The New Yorker chose an image of Bert and Ernie by artist Jack Hunter, titled "Moment of Joy", as the cover of the July 8, 2013, issue, which covered the Supreme Court decisions on the Defense of Marriage Act and California Proposition 8. The Sesame Street characters have long been rumored in urban legend to be homosexual partners, though Sesame Workshop has repeatedly denied this, saying they are merely "puppets" and have no sexual orientation. Reaction was mixed. Online magazine Slate criticized the cover, which shows Ernie leaning on Bert's shoulder as they watch a television with the Supreme Court justices on the screen, saying, "it's a terrible way to commemorate a major civil-rights victory for gay and lesbian couples." The Huffington Post, meanwhile, said it was "one of [the magazine's] most awesome covers of all time".
The cover of the October 2, 2023, issue, titled "The Race for Office", depicts several top U.S. politicians—Donald Trump, Mitch McConnell, Nancy Pelosi, and Joe Biden—running the titular race for office with walkers. Many have questioned the mental and physical states of these and other older politicians, particularly those who have decided to run for reelection. While many acknowledged the cover as satirizing this issue, others criticized the "ableism and ageism" of mocking older people and people who use walkers. The New Yorker said the cover "portrays the irony and absurdity of the advanced-age politicians currently vying for our top offices."

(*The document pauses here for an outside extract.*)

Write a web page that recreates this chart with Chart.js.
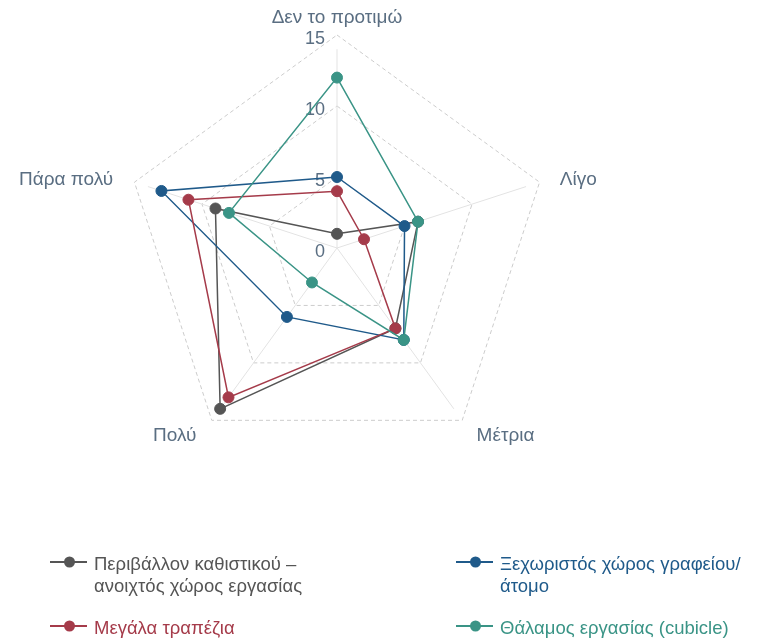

The New Yorker ' s signature display typeface, used for its nameplate and headlines and the masthead above "The Talk of the Town" section, is Irvin, named after its creator, the designer-illustrator Rea Irvin. The body text of all articles in The New Yorker is set in Adobe Caslon.
One uncommonly formal feature of the magazine's in-house style is the placement of diaeresis marks in words with repeating vowels—such as reëlected, preëminent, and coöperate—in which the two vowel letters indicate separate vowel sounds. The magazine also continues to use a few spellings that are otherwise little used in American English, such as fuelled, focussed, venders, teen-ager, traveller, marvellous, carrousel, and cannister.